Version 1.0 (December 30, 2021)
Developed by Gints Jekabsons (gints.jekabsons@rtu.lv)
Available at: http://www.cs.rtu.lv/jekabsons/nlp.html
Licensed under the GNU Lesser General Public License version 3.


This software was used for the experiments in the paper "Evaluation of Fingerprint Selection Algorithms for Two-Stage Plagiarism Detection" (available: http://www.cs.rtu.lv/jekabsons/Files/Jek_ACSS2021.pdf and https://sciendo.com/article/10.2478/acss-2021-0022). If you are using this software, please give a reference to the paper. And it would be nice to give a link to the website as well: http://www.cs.rtu.lv/jekabsons/nlp.html.


This software is developed for evaluating the effectiveness of fingerprint selection algorithms for a two-stage (source retrieval + aligning) local text reuse detection. It implements the following fingerprint selection algorithms (see the paper above or the paper here https://sciendo.com/article/10.2478/acss-2020-0002 for details):
* Full fingerprinting;
* Every p-th;
* 0 mod p;
* Winnowing;
* Hailstorm;
* Frequency-Biased Winnowing (FBW);
* Modified Frequency-Biased Winnowing (MFBW).

Indexing of the fingerprints is implemented using the Apache Lucene library (https://lucene.apache.org/).

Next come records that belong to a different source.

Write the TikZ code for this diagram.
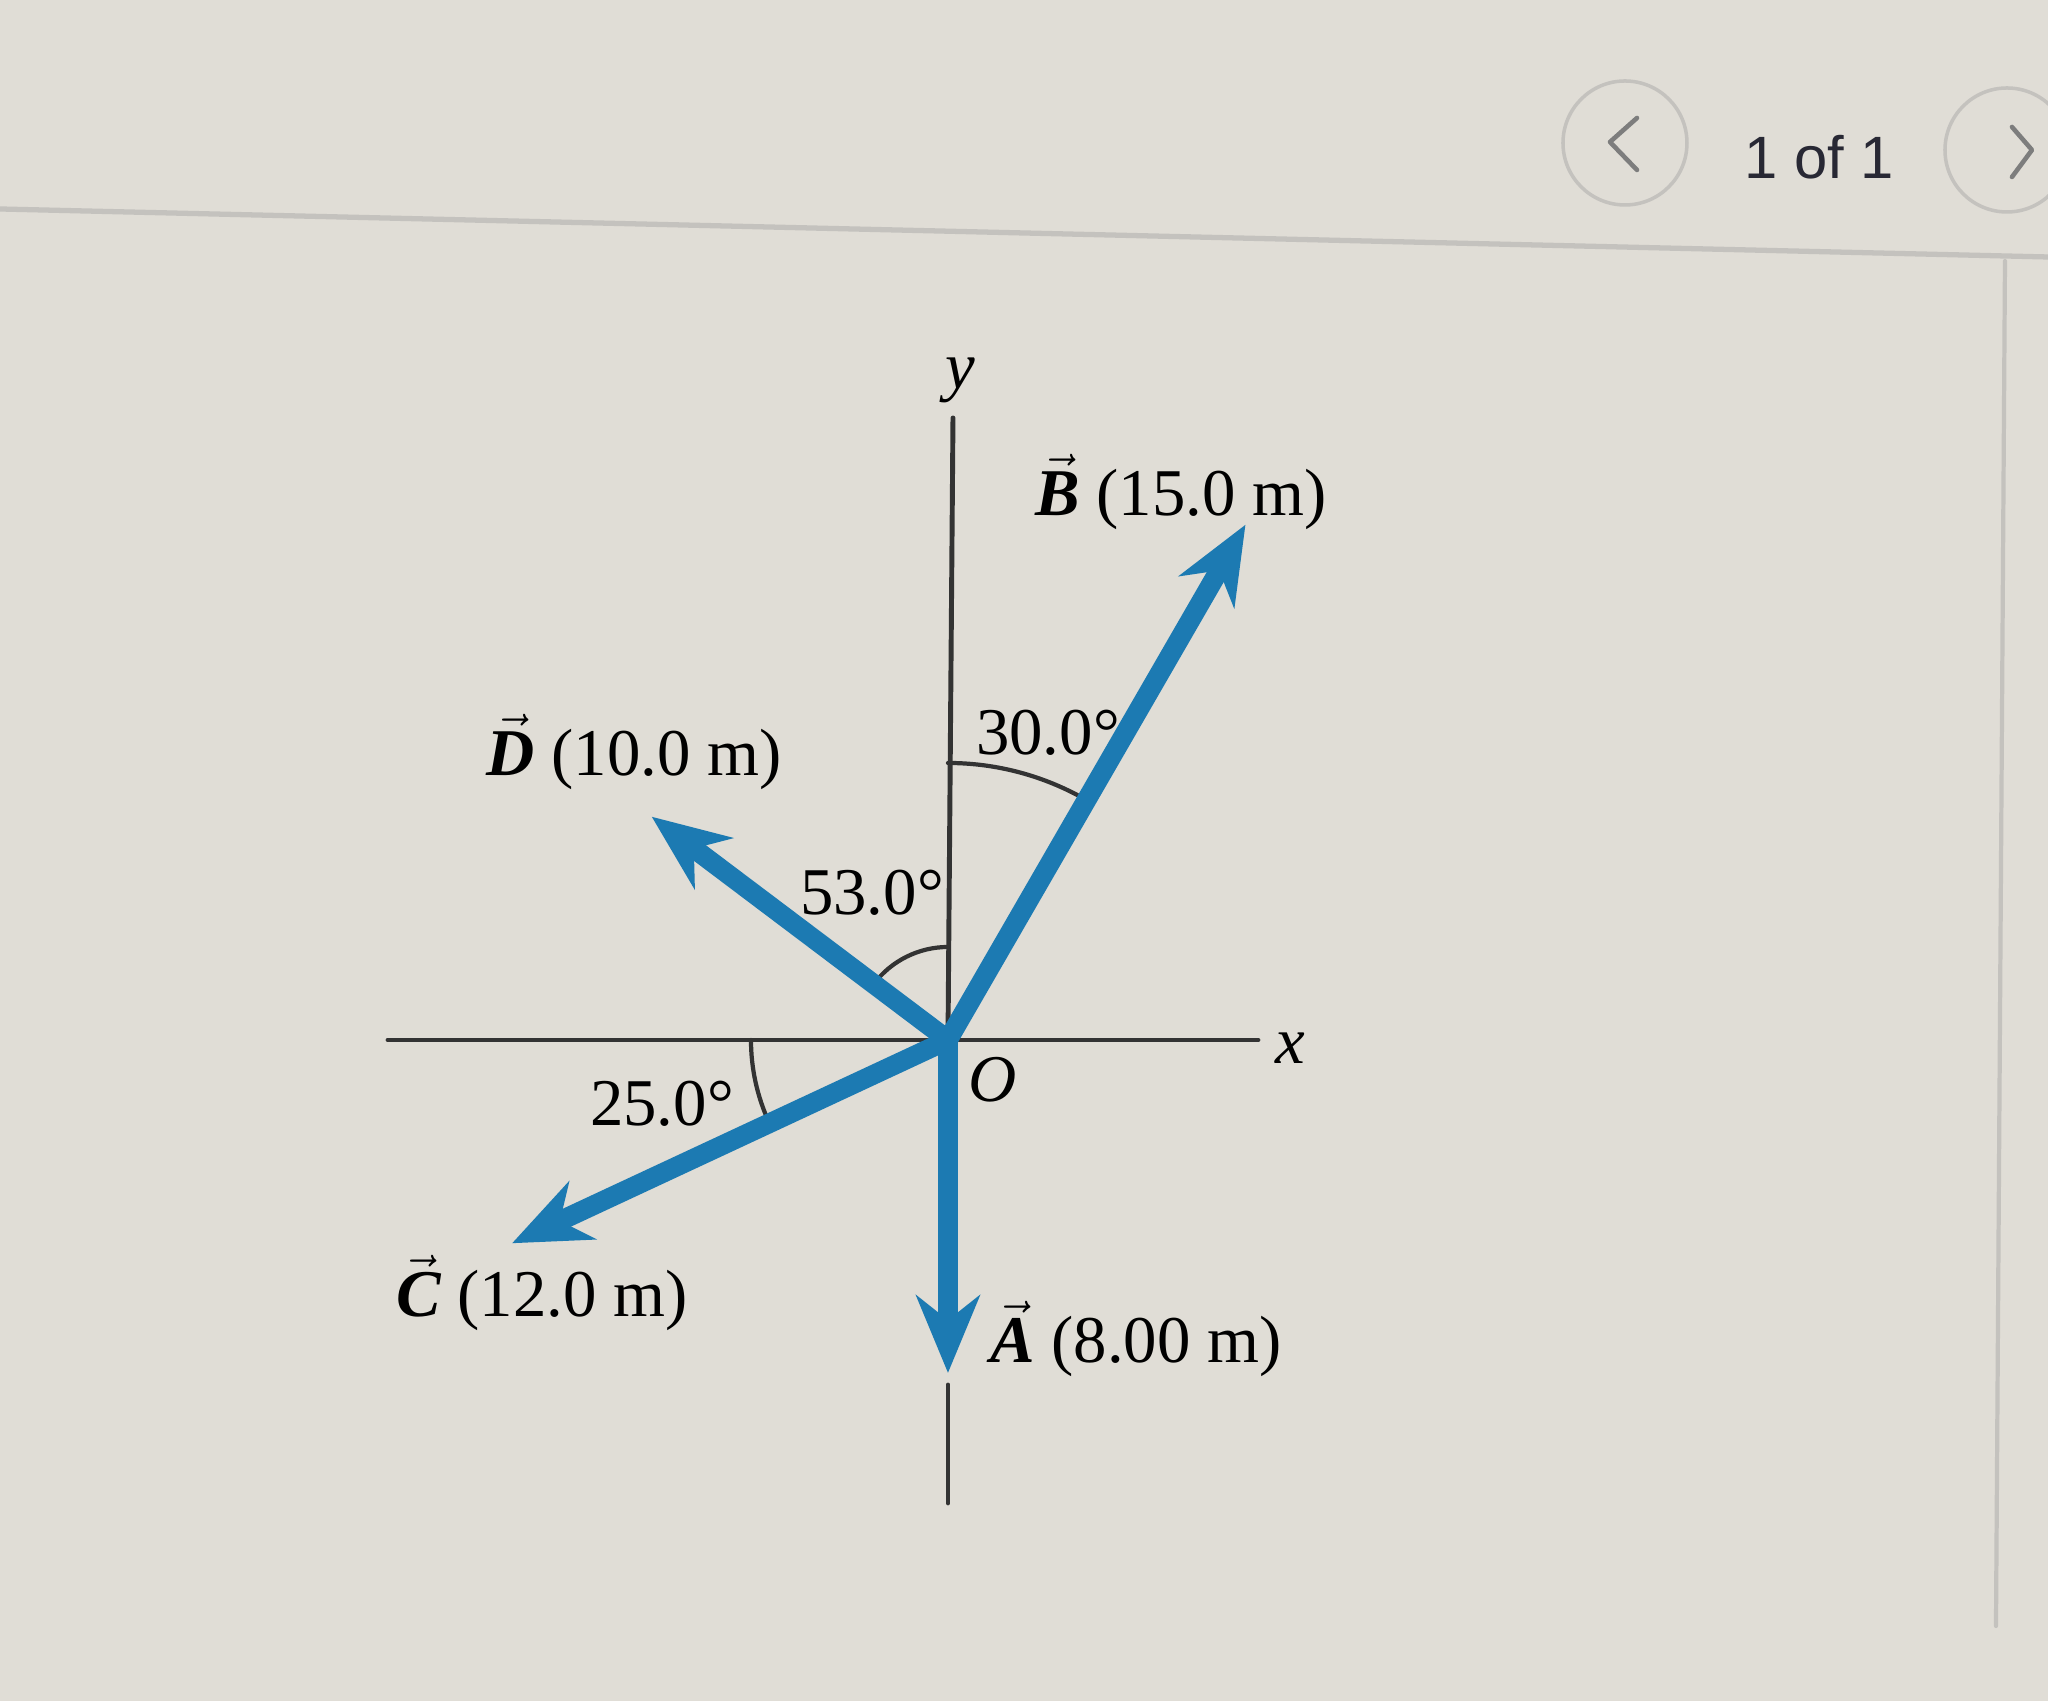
\documentclass[tikz,border=0pt]{standalone}
\usepackage{fontspec}
\setmainfont{Liberation Serif}
\setsansfont{Liberation Sans}
\usetikzlibrary{arrows.meta}
\definecolor{vecblue}{RGB}{28,122,178}
\definecolor{paper}{RGB}{224,221,214}
\definecolor{navgray}{RGB}{196,194,190}
\definecolor{chevgray}{RGB}{125,125,125}
\newcommand{\vlab}[1]{$\vec{\mbox{\bfseries\itshape #1}}$}

\begin{document}
\begin{tikzpicture}[line cap=round, line join=round, font=\fontsize{19}{22}\selectfont, >={Stealth[length=22pt,width=18pt,inset=7pt]}]
	\tikzset{vector/.style={->, draw=vecblue, line width=5.6pt, line cap=butt},
		axis/.style={line width=1.4pt, draw=black!80},
		anglearc/.style={line width=1.2pt, draw=black!80},
		label style/.style={inner sep=1pt}}
	\fill[paper] (-9.48,-6.61) rectangle (11.00,10.40);
	\useasboundingbox (-9.48,-6.61) rectangle (11.00,10.40);
	% page header
	\draw[navgray, line width=1.5pt] (-9.48,8.31) -- (11.00,7.83);
	\draw[navgray, line width=1.2pt] (10.57,7.79) -- (10.48,-5.86);
	\node[draw=navgray, line width=1pt, circle, minimum size=1.24cm] (prev) at (6.77,8.97) {};
	\node[draw=navgray, line width=1pt, circle, minimum size=1.24cm] (next) at (10.59,8.90) {};
	\draw[chevgray, line width=1.3pt] (6.89,9.22) -- (6.62,8.98) -- (6.89,8.70);
	\draw[chevgray, line width=1.3pt] (10.64,9.13) -- (10.84,8.90) -- (10.64,8.63);
	\node[font=\sffamily\fontsize{17}{20}\selectfont, text={rgb,255:red,40;green,40;blue,52}] (page) at (8.71,8.83) {1 of 1};
	% axes
	\coordinate (O) at (0,0);
	\coordinate (xleft) at (-5.60,0);
	\coordinate (xright) at (3.10,0);
	\coordinate (ytop) at (0.05,6.22);
	\coordinate (ybot) at (0,-4.63);
	\coordinate (ygap) at (0,-3.45);
	\draw[axis] (xleft) -- (xright);
	\draw[axis] (O) -- (ytop);
	\draw[axis] (ygap) -- (ybot);
	\node[label style] (xlab) at (3.42,-0.08) {\textit{x}};
	\node[label style] (ylab) at (0.12,6.60) {\textit{y}};
	\node[label style] (olab) at (0.45,-0.40) {\textit{O}};
	% angles
	\draw[anglearc] (90:2.77) arc[start angle=90, end angle=60, radius=2.77];
	\draw[anglearc] (90:0.93) arc[start angle=90, end angle=143, radius=0.93];
	\draw[anglearc] (180:1.97) arc[start angle=180, end angle=205, radius=1.97];
	\node[label style] (a30) at (1.00,3.07) {30.0°};
	\node[label style] (a53) at (-0.76,1.47) {53.0°};
	\node[label style] (a25) at (-2.86,-0.64) {25.0°};
	% vectors
	\coordinate (Atip) at (270:3.33);
	\coordinate (Btip) at (60:5.95);
	\coordinate (Ctip) at (205:4.81);
	\coordinate (Dtip) at (143:3.71);
	\draw[vector] (O) -- (Atip);
	\draw[vector] (O) -- (Btip);
	\draw[vector] (O) -- (Ctip);
	\draw[vector] (O) -- (Dtip);
	\node[label style] (Alab) at (1.88,-2.99) {\vlab{A} (8.00 m)};
	\node[label style] (Blab) at (2.33,5.48) {\vlab{B} (15.0 m)};
	\node[label style] (Clab) at (-4.06,-2.53) {\vlab{C} (12.0 m)};
	\node[label style] (Dlab) at (-3.14,2.88) {\vlab{D} (10.0 m)};
\end{tikzpicture}
\end{document}
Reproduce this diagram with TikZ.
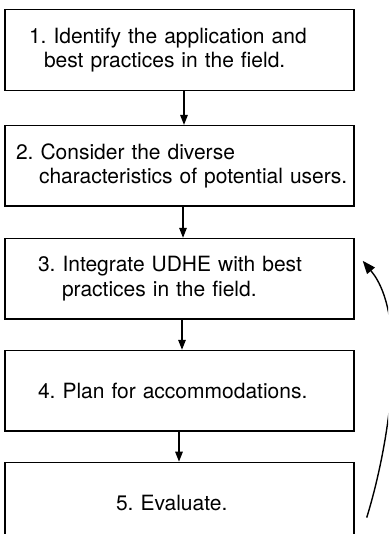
\documentclass[tikz,border=0pt]{standalone}
\usepackage{fontspec}
\setmainfont{TeX Gyre Heros}
\usetikzlibrary{arrows.meta, positioning}

\begin{document}
\begin{tikzpicture}[
        % Step of the process
        stepbox/.style={
                rectangle,
                draw,
                line width=1.4pt,
                minimum height=80.5pt,
                text width=339pt,
                inner xsep=5pt,
                align=left,
                font=\fontsize{21}{24.4}\selectfont\frenchspacing
            },
        % Arrow between steps
        flow/.style={
                -{Triangle[length=10pt, width=7.5pt]},
                line width=1.4pt
            },
        % Arrow back to step 3
        feedback/.style={
                -{Triangle[length=13pt, width=10pt]},
                line width=1.4pt
            }
    ]

    \clip (0,0) rectangle (388pt,-534pt);

    % STEPS
    \node[stepbox] (s1) at (179.5pt,-50pt) {\hspace*{19pt}1. Identify the application and\\\hspace*{34pt}best practices in the field.};
    \node[stepbox, below=34pt of s1] (s2) {\hspace*{6pt}2. Consider the diverse\\\hspace*{29pt}characteristics of potential users.};
    \node[stepbox, below=31pt of s2] (s3) {\hspace*{28pt}3. Integrate UDHE with best\\\hspace*{52pt}practices in the field.};
    \node[stepbox, below=30pt of s3] (s4) {\hspace*{28pt}4. Plan for accommodations.};
    \node[stepbox, below=30pt of s4] (s5) {\hspace*{106pt}5. Evaluate.};

    % Arrows down
    \draw[flow] ([xshift=4.5pt]s1.south) -- ([xshift=4.5pt]s2.north);
    \draw[flow] ([xshift=3.5pt]s2.south) -- ([xshift=3.5pt]s3.north);
    \draw[flow] ([xshift=2.5pt]s3.south) -- ([xshift=2.5pt]s4.north);
    \draw[flow] ([xshift=-0.5pt]s4.south) -- ([xshift=-0.5pt]s5.north);

    % Back from evaluation to step 3
    \coordinate (back) at ([xshift=12pt, yshift=-15pt]s5.east);
    \coordinate (again) at ([xshift=8pt, yshift=18pt]s3.east);
    \draw[feedback] (back) .. controls +(21.8pt,70.2pt) and +(47.2pt,-56.6pt) .. (again);

\end{tikzpicture}
\end{document}
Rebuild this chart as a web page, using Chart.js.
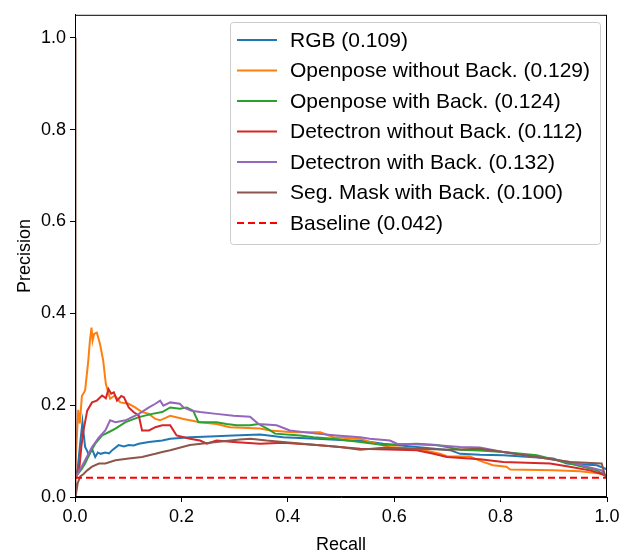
<!DOCTYPE html>
<html lang="en">
<head>
  <meta charset="UTF-8" />
  <title>Precision-Recall</title>
  <script src="https://cdn.jsdelivr.net/npm/chart.js"></script>
  <style>
    body { margin: 0; background: #fff; }
    canvas { display: block; }
  </style>
</head>
<body>
  <canvas id="grafico" width="624" height="556"></canvas>

  <script>
    // recall / precision pairs
    const rgbRecall = [0, 0.005, 0.010, 0.014, 0.016, 0.019, 0.023, 0.026, 0.032, 0.038, 0.043, 0.048, 0.057, 0.064, 0.070, 0.082, 0.092, 0.101, 0.110, 0.120, 0.139, 0.164, 0.179, 0.216, 0.254, 0.297, 0.348, 0.391, 0.454, 0.517, 0.536, 0.579, 0.642, 0.705, 0.724, 0.761, 0.805, 0.899, 0.924, 0.981, 1.0];
    const rgbPrecision = [0.045, 0.060, 0.120, 0.163, 0.140, 0.109, 0.100, 0.091, 0.105, 0.087, 0.097, 0.094, 0.097, 0.095, 0.102, 0.113, 0.110, 0.113, 0.112, 0.116, 0.120, 0.123, 0.127, 0.130, 0.132, 0.134, 0.136, 0.130, 0.127, 0.123, 0.123, 0.116, 0.109, 0.102, 0.094, 0.092, 0.091, 0.084, 0.073, 0.069, 0.060];

    const opNoBackRecall = [0, 0.003, 0.006, 0.009, 0.013, 0.019, 0.025, 0.028, 0.031, 0.033, 0.036, 0.041, 0.047, 0.053, 0.058, 0.066, 0.075, 0.085, 0.101, 0.113, 0.126, 0.139, 0.151, 0.160, 0.179, 0.204, 0.235, 0.266, 0.291, 0.348, 0.367, 0.410, 0.461, 0.486, 0.536, 0.554, 0.592, 0.642, 0.686, 0.699, 0.742, 0.768, 0.786, 0.811, 0.818, 0.899, 0.949, 0.987, 1.0];
    const opNoBackPrecision = [0.050, 0.120, 0.190, 0.160, 0.220, 0.232, 0.297, 0.340, 0.369, 0.340, 0.355, 0.358, 0.333, 0.297, 0.246, 0.214, 0.221, 0.206, 0.203, 0.195, 0.185, 0.181, 0.170, 0.167, 0.177, 0.170, 0.163, 0.159, 0.152, 0.149, 0.145, 0.141, 0.141, 0.130, 0.127, 0.120, 0.109, 0.105, 0.094, 0.089, 0.088, 0.076, 0.069, 0.066, 0.060, 0.058, 0.056, 0.051, 0.045];

    const opBackRecall = [0, 0.005, 0.012, 0.019, 0.029, 0.038, 0.051, 0.063, 0.076, 0.095, 0.120, 0.145, 0.164, 0.179, 0.197, 0.210, 0.222, 0.232, 0.266, 0.285, 0.304, 0.329, 0.345, 0.367, 0.376, 0.423, 0.448, 0.486, 0.536, 0.580, 0.642, 0.680, 0.724, 0.761, 0.805, 0.868, 0.930, 0.981, 1.0];
    const opBackPrecision = [0.040, 0.050, 0.060, 0.073, 0.098, 0.116, 0.134, 0.141, 0.149, 0.163, 0.174, 0.181, 0.185, 0.195, 0.192, 0.195, 0.188, 0.163, 0.163, 0.159, 0.156, 0.156, 0.159, 0.145, 0.138, 0.134, 0.130, 0.127, 0.120, 0.113, 0.116, 0.113, 0.103, 0.101, 0.098, 0.091, 0.073, 0.058, 0.045];

    const detNoBackRecall = [0, 0.008, 0.012, 0.016, 0.023, 0.032, 0.041, 0.051, 0.058, 0.063, 0.068, 0.073, 0.079, 0.087, 0.092, 0.101, 0.110, 0.120, 0.126, 0.139, 0.151, 0.164, 0.179, 0.191, 0.216, 0.235, 0.248, 0.266, 0.298, 0.348, 0.391, 0.454, 0.536, 0.642, 0.674, 0.699, 0.761, 0.805, 0.893, 0.930, 0.968, 0.996, 1.0];
    const detNoBackPrecision = [0.040, 0.060, 0.110, 0.145, 0.188, 0.206, 0.210, 0.221, 0.215, 0.235, 0.225, 0.228, 0.210, 0.220, 0.217, 0.195, 0.185, 0.177, 0.145, 0.145, 0.152, 0.156, 0.156, 0.134, 0.127, 0.123, 0.116, 0.123, 0.120, 0.116, 0.118, 0.113, 0.105, 0.102, 0.094, 0.087, 0.082, 0.076, 0.073, 0.066, 0.058, 0.048, 0.042];

    const detBackRecall = [0, 0.005, 0.012, 0.019, 0.032, 0.045, 0.057, 0.066, 0.076, 0.095, 0.120, 0.139, 0.151, 0.160, 0.166, 0.179, 0.197, 0.204, 0.219, 0.235, 0.266, 0.298, 0.329, 0.345, 0.379, 0.404, 0.454, 0.492, 0.536, 0.554, 0.592, 0.605, 0.674, 0.724, 0.761, 0.805, 0.868, 0.930, 0.962, 0.990, 1.0];
    const detBackPrecision = [0.040, 0.050, 0.065, 0.080, 0.109, 0.130, 0.145, 0.167, 0.163, 0.167, 0.181, 0.195, 0.203, 0.210, 0.199, 0.206, 0.203, 0.195, 0.188, 0.185, 0.181, 0.177, 0.175, 0.159, 0.156, 0.145, 0.138, 0.134, 0.130, 0.127, 0.123, 0.116, 0.113, 0.109, 0.108, 0.098, 0.087, 0.076, 0.066, 0.058, 0.042];

    const segRecall = [0, 0.001, 0.005, 0.010, 0.016, 0.023, 0.032, 0.045, 0.057, 0.076, 0.101, 0.126, 0.151, 0.164, 0.179, 0.216, 0.266, 0.310, 0.330, 0.360, 0.391, 0.454, 0.498, 0.536, 0.580, 0.642, 0.705, 0.761, 0.805, 0.868, 0.930, 0.990, 0.996, 1.0];
    const segPrecision = [1.0, 0.0, 0.030, 0.045, 0.050, 0.058, 0.066, 0.073, 0.073, 0.080, 0.084, 0.087, 0.094, 0.098, 0.102, 0.113, 0.120, 0.125, 0.127, 0.123, 0.120, 0.113, 0.109, 0.103, 0.107, 0.105, 0.103, 0.105, 0.098, 0.087, 0.076, 0.073, 0.048, 0.042];

    const baselineRecall = [0, 1];
    const baselinePrecision = [0.042, 0.042];

    const etiquetas = [
      "RGB (0.109)",
      "Openpose without Back. (0.129)",
      "Openpose with Back. (0.124)",
      "Detectron without Back. (0.112)",
      "Detectron with Back. (0.132)",
      "Seg. Mask with Back. (0.100)",
      "Baseline (0.042)"
    ];
    const colores = ["#1f77b4", "#ff7f0e", "#2ca02c", "#d62728", "#9467bd", "#8c564b", "#ff0000"];

    const series = [
      [rgbRecall, rgbPrecision],
      [opNoBackRecall, opNoBackPrecision],
      [opBackRecall, opBackPrecision],
      [detNoBackRecall, detNoBackPrecision],
      [detBackRecall, detBackPrecision],
      [segRecall, segPrecision],
      [baselineRecall, baselinePrecision]
    ];

    const datasets = series.map(([rec, prec], i) => ({
      label: etiquetas[i],
      data: rec.map((r, j) => ({ x: r, y: prec[j] })),
      borderColor: colores[i],
      borderWidth: 2,
      borderDash: i === 6 ? [7, 4] : [],
      pointRadius: 0,
      tension: 0,
      fill: false,
      order: series.length - i
    }));

    const FUENTE = "'Liberation Sans', Arial, sans-serif";

    // spines + legend box like matplotlib
    const marco = {
      id: "marco",
      afterDatasetsDraw(chart) {
        const { ctx, chartArea: a } = chart;
        ctx.save();
        ctx.strokeStyle = "#000";
        ctx.lineWidth = 1;
        ctx.strokeRect(a.left + 0.5, a.top + 0.5, a.right - a.left - 1, a.bottom - a.top - 1);
        ctx.restore();
      },
      afterDraw(chart) {
        const ctx = chart.ctx;
        const x0 = 230, y0 = 22, w = 370, h = 222;
        ctx.save();
        ctx.fillStyle = "rgba(255,255,255,0.8)";
        ctx.strokeStyle = "#cccccc";
        ctx.lineWidth = 1;
        ctx.beginPath();
        ctx.roundRect(x0 + 0.5, y0 + 0.5, w, h, 3);
        ctx.fill();
        ctx.stroke();
        ctx.font = "21px " + FUENTE;
        ctx.textBaseline = "middle";
        chart.data.datasets.forEach((ds, i) => {
          const y = 40 + i * 30.5;
          ctx.strokeStyle = ds.borderColor;
          ctx.lineWidth = 2;
          ctx.setLineDash(ds.borderDash);
          ctx.beginPath();
          ctx.moveTo(237, y);
          ctx.lineTo(277, y);
          ctx.stroke();
          ctx.setLineDash([]);
          ctx.fillStyle = "#000";
          ctx.fillText(ds.label, 290, y + 1);
        });
        ctx.restore();
      }
    };

    new Chart(document.getElementById("grafico"), {
      type: "line",
      data: { datasets },
      options: {
        responsive: false,
        animation: false,
        layout: { padding: { left: 0, right: 17, top: 12, bottom: 0 } },
        plugins: { legend: { display: false }, tooltip: { enabled: false } },
        scales: {
          x: {
            type: "linear",
            min: 0,
            max: 1,
            afterFit: s => { s.height = 59; },
            ticks: {
              stepSize: 0.2,
              color: "#000",
              font: { size: 18, family: FUENTE },
              padding: 4,
              maxRotation: 0,
              callback: v => v.toFixed(1)
            },
            grid: { drawOnChartArea: false, drawTicks: true, tickLength: 5, color: "#000" },
            border: { color: "#000", width: 1 },
            title: {
              display: true,
              text: "Recall",
              color: "#000",
              font: { size: 18, family: FUENTE },
              padding: { top: 0, bottom: 0 }
            }
          },
          y: {
            min: 0,
            max: 1.05,
            afterFit: s => { s.width = 75; },
            afterBuildTicks: s => { s.ticks = s.ticks.filter(t => t.value <= 1.0001); },
            ticks: {
              stepSize: 0.2,
              color: "#000",
              font: { size: 18, family: FUENTE },
              padding: 4,
              callback: v => v.toFixed(1)
            },
            grid: { drawOnChartArea: false, drawTicks: true, tickLength: 5, color: "#000" },
            border: { color: "#000", width: 1 },
            title: {
              display: true,
              text: "Precision",
              color: "#000",
              font: { size: 18, family: FUENTE },
              padding: { top: 14, bottom: 0 }
            }
          }
        }
      },
      plugins: [marco]
    });
  </script>
</body>
</html>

To use the software, you need a dataset containing collection documents (directory 'src') and query documents (directory 'susp').
You can set the directories for the files using the static variables of the FingerprintIndexing class.
You also need to create a directory named 'correct' that contains xml files for all correct text reuse document pairs.
The xml files should contain data about overlapping text spans between the documents. The syntax for the xml files is the one defined at the PAN shared tasks.
You will also need an aligner (e.g., the one developed by Sanchez-Perez: https://www.gelbukh.com/plagiarism-detection/PAN-2015/index.html) and an evaluator (e.g., the one developed for the PAN 2009-2014 shared task; see 'evaluate.ipynb').


Java dependencies: Apache OpenNLP (https://opennlp.apache.org/) (used with version 1.9.0) and Apache Lucene (https://lucene.apache.org/) (used with version 8.8.0).